◆ Exercise instructions:
Copy out the listing that follows, exact in every word, and skip the images.

------------------------------------------------------------------------

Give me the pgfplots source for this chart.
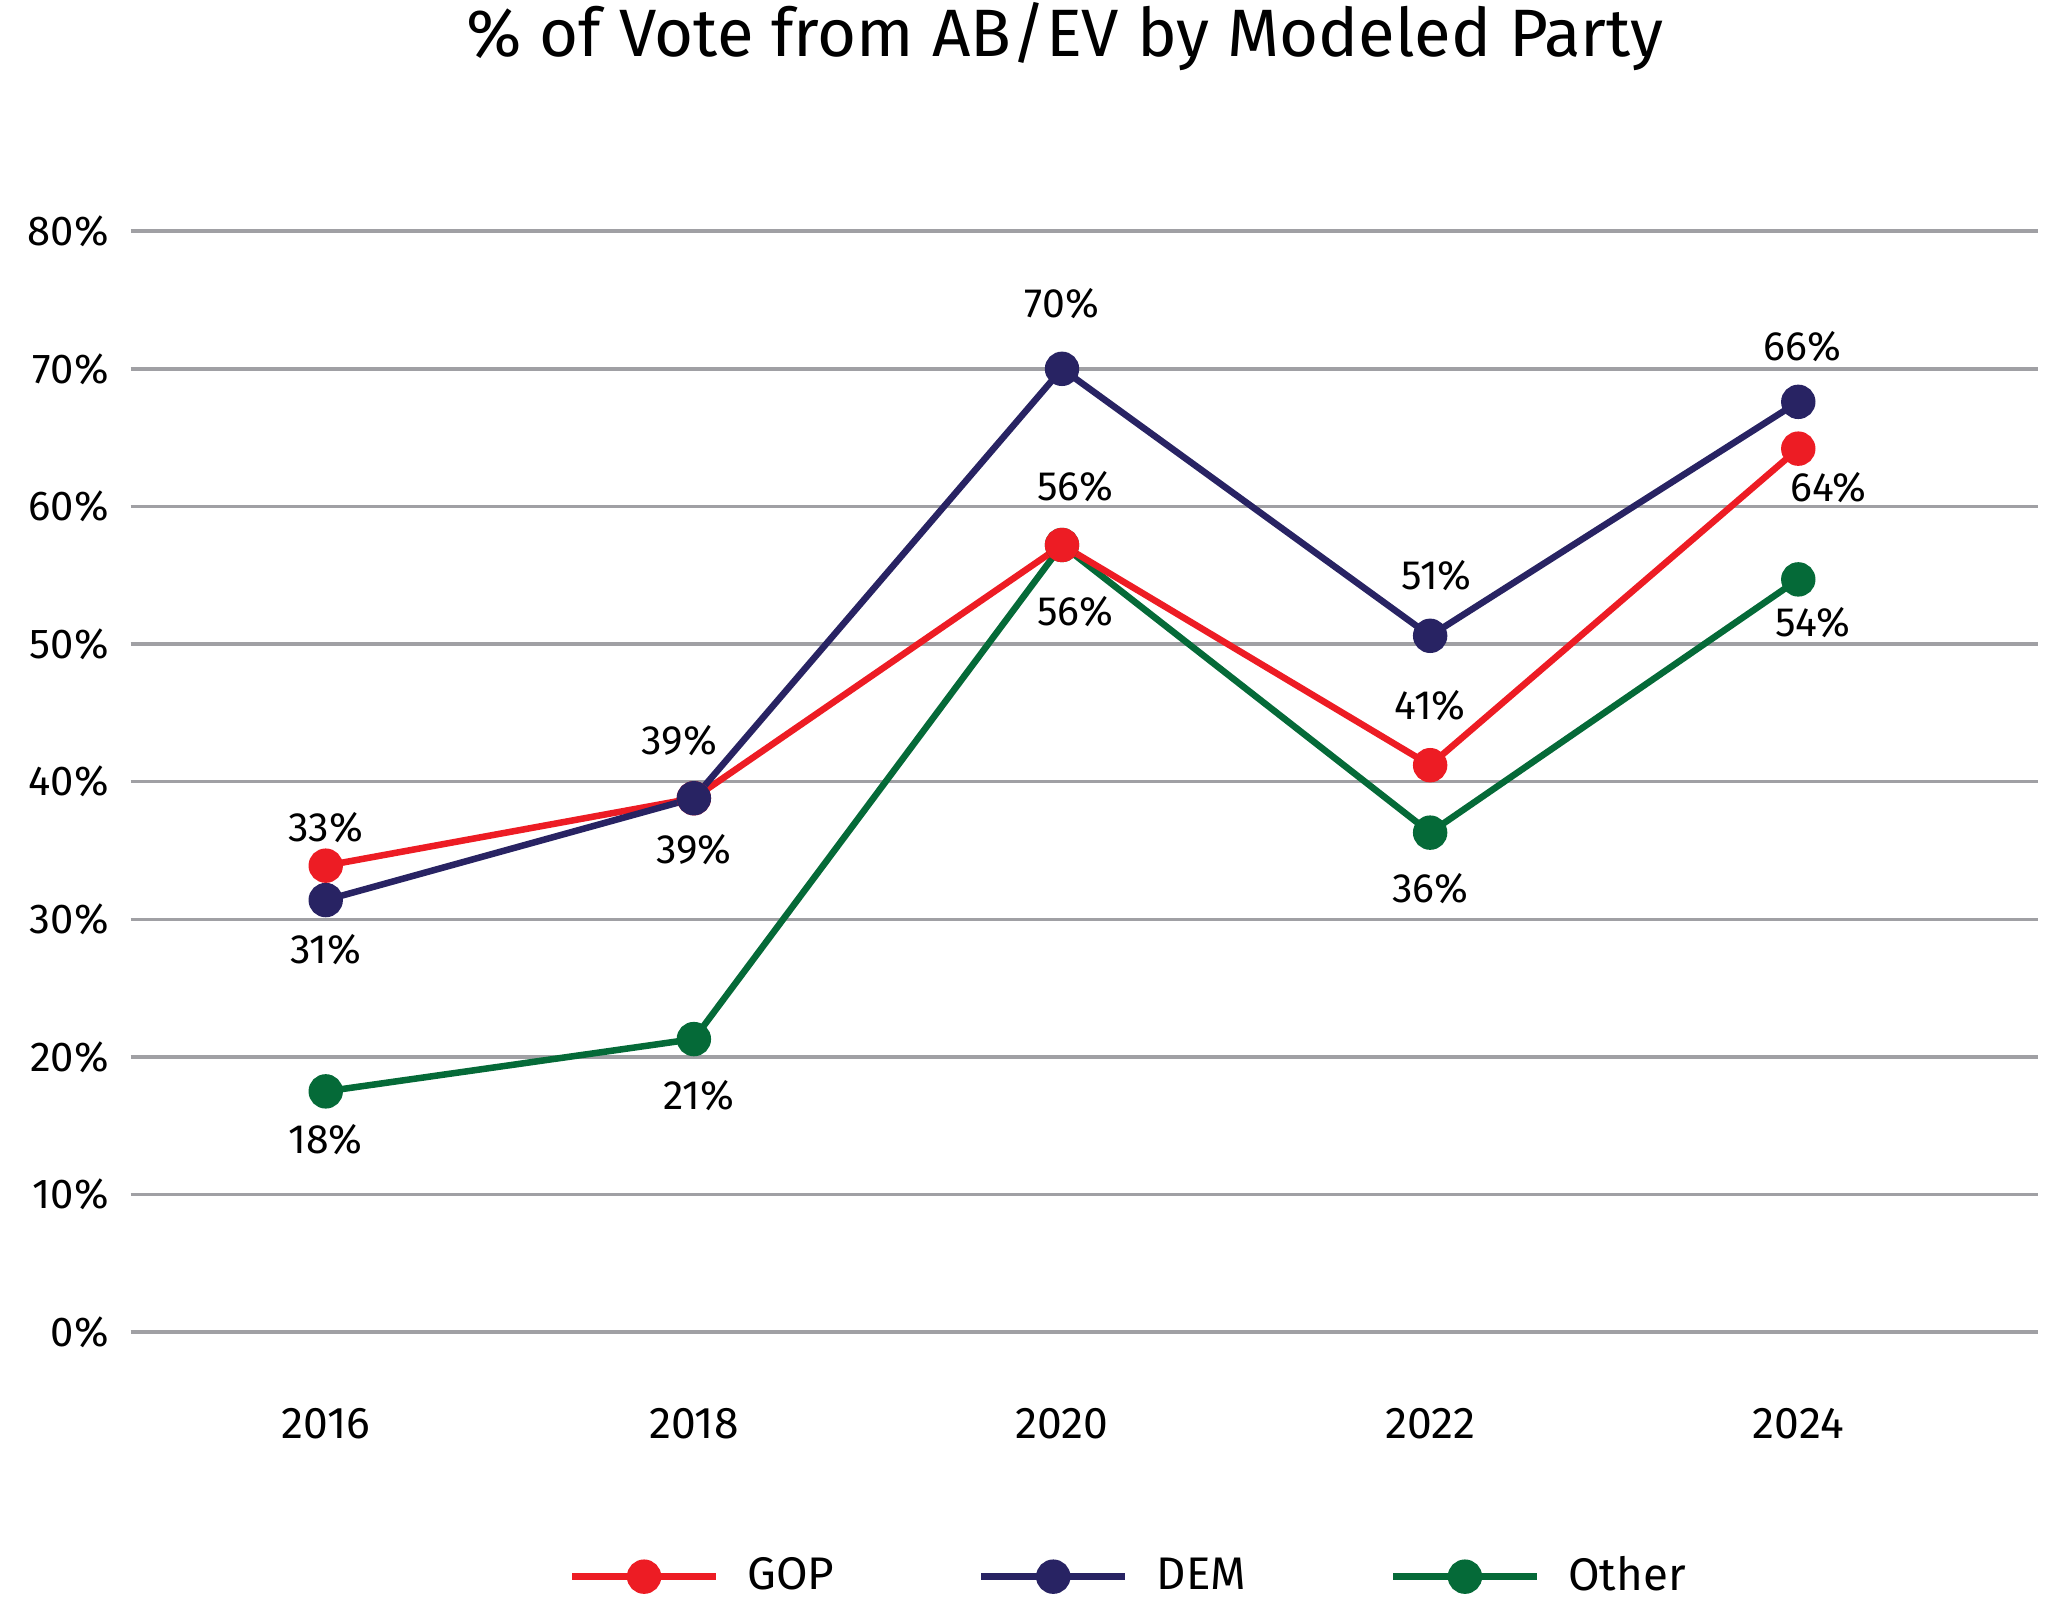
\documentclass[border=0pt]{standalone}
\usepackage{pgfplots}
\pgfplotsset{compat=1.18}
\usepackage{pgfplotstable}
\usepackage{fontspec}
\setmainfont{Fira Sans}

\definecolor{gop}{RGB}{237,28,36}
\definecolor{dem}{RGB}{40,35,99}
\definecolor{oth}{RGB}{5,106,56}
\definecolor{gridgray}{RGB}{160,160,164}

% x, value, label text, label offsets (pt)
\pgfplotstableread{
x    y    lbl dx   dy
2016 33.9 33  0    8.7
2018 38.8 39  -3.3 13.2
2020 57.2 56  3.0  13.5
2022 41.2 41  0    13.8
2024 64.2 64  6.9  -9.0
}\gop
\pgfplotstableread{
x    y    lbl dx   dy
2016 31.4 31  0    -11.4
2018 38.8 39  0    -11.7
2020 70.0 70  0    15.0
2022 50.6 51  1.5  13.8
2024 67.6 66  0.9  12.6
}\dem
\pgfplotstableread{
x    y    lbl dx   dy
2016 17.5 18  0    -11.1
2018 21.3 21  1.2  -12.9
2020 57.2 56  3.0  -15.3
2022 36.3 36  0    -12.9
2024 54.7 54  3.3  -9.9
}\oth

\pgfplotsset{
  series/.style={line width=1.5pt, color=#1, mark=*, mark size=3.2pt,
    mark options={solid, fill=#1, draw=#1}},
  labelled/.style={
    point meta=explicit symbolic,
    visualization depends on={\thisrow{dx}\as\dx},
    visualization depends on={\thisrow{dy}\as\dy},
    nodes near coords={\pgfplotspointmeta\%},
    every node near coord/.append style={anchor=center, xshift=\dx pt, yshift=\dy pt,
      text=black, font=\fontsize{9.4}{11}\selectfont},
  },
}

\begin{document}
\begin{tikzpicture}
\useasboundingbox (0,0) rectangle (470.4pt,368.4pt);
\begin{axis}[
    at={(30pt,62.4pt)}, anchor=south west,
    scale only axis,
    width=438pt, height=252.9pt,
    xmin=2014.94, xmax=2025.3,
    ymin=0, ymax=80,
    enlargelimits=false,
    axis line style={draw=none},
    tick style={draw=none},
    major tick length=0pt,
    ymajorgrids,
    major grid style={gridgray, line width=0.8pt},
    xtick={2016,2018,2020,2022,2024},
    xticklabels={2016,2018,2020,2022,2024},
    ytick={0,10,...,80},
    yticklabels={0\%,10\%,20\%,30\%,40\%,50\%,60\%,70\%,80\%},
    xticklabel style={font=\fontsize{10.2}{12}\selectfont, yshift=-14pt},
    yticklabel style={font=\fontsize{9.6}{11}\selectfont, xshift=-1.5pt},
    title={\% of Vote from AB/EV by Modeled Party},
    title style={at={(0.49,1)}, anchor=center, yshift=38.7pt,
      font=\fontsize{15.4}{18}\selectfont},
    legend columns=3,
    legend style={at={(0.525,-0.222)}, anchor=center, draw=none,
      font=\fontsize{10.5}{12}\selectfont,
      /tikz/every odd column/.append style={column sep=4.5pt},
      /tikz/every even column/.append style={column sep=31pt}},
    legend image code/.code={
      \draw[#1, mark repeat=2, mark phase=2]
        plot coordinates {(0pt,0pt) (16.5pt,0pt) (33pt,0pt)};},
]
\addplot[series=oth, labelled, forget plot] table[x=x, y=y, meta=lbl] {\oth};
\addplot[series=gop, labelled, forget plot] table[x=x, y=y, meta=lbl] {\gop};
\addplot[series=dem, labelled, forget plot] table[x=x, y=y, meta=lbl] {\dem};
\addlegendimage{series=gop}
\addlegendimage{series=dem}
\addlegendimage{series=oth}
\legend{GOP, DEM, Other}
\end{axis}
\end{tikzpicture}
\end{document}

------------------------------------------------------------------------

◆ Finished answer:
Give me the pgfplots source for this chart.
\documentclass[border=0pt]{standalone}
\usepackage{pgfplots}
\pgfplotsset{compat=1.18}
\usepackage{pgfplotstable}
\usepackage{fontspec}
\setmainfont{Fira Sans}

\definecolor{gop}{RGB}{237,28,36}
\definecolor{dem}{RGB}{40,35,99}
\definecolor{oth}{RGB}{5,106,56}
\definecolor{gridgray}{RGB}{160,160,164}

% x, value, label text, label offsets (pt)
\pgfplotstableread{
x    y    lbl dx   dy
2016 33.9 33  0    8.7
2018 38.8 39  -3.3 13.2
2020 57.2 56  3.0  13.5
2022 41.2 41  0    13.8
2024 64.2 64  6.9  -9.0
}\gop
\pgfplotstableread{
x    y    lbl dx   dy
2016 31.4 31  0    -11.4
2018 38.8 39  0    -11.7
2020 70.0 70  0    15.0
2022 50.6 51  1.5  13.8
2024 67.6 66  0.9  12.6
}\dem
\pgfplotstableread{
x    y    lbl dx   dy
2016 17.5 18  0    -11.1
2018 21.3 21  1.2  -12.9
2020 57.2 56  3.0  -15.3
2022 36.3 36  0    -12.9
2024 54.7 54  3.3  -9.9
}\oth

\pgfplotsset{
  series/.style={line width=1.5pt, color=#1, mark=*, mark size=3.2pt,
    mark options={solid, fill=#1, draw=#1}},
  labelled/.style={
    point meta=explicit symbolic,
    visualization depends on={\thisrow{dx}\as\dx},
    visualization depends on={\thisrow{dy}\as\dy},
    nodes near coords={\pgfplotspointmeta\%},
    every node near coord/.append style={anchor=center, xshift=\dx pt, yshift=\dy pt,
      text=black, font=\fontsize{9.4}{11}\selectfont},
  },
}

\begin{document}
\begin{tikzpicture}
\useasboundingbox (0,0) rectangle (470.4pt,368.4pt);
\begin{axis}[
    at={(30pt,62.4pt)}, anchor=south west,
    scale only axis,
    width=438pt, height=252.9pt,
    xmin=2014.94, xmax=2025.3,
    ymin=0, ymax=80,
    enlargelimits=false,
    axis line style={draw=none},
    tick style={draw=none},
    major tick length=0pt,
    ymajorgrids,
    major grid style={gridgray, line width=0.8pt},
    xtick={2016,2018,2020,2022,2024},
    xticklabels={2016,2018,2020,2022,2024},
    ytick={0,10,...,80},
    yticklabels={0\%,10\%,20\%,30\%,40\%,50\%,60\%,70\%,80\%},
    xticklabel style={font=\fontsize{10.2}{12}\selectfont, yshift=-14pt},
    yticklabel style={font=\fontsize{9.6}{11}\selectfont, xshift=-1.5pt},
    title={\% of Vote from AB/EV by Modeled Party},
    title style={at={(0.49,1)}, anchor=center, yshift=38.7pt,
      font=\fontsize{15.4}{18}\selectfont},
    legend columns=3,
    legend style={at={(0.525,-0.222)}, anchor=center, draw=none,
      font=\fontsize{10.5}{12}\selectfont,
      /tikz/every odd column/.append style={column sep=4.5pt},
      /tikz/every even column/.append style={column sep=31pt}},
    legend image code/.code={
      \draw[#1, mark repeat=2, mark phase=2]
        plot coordinates {(0pt,0pt) (16.5pt,0pt) (33pt,0pt)};},
]
\addplot[series=oth, labelled, forget plot] table[x=x, y=y, meta=lbl] {\oth};
\addplot[series=gop, labelled, forget plot] table[x=x, y=y, meta=lbl] {\gop};
\addplot[series=dem, labelled, forget plot] table[x=x, y=y, meta=lbl] {\dem};
\addlegendimage{series=gop}
\addlegendimage{series=dem}
\addlegendimage{series=oth}
\legend{GOP, DEM, Other}
\end{axis}
\end{tikzpicture}
\end{document}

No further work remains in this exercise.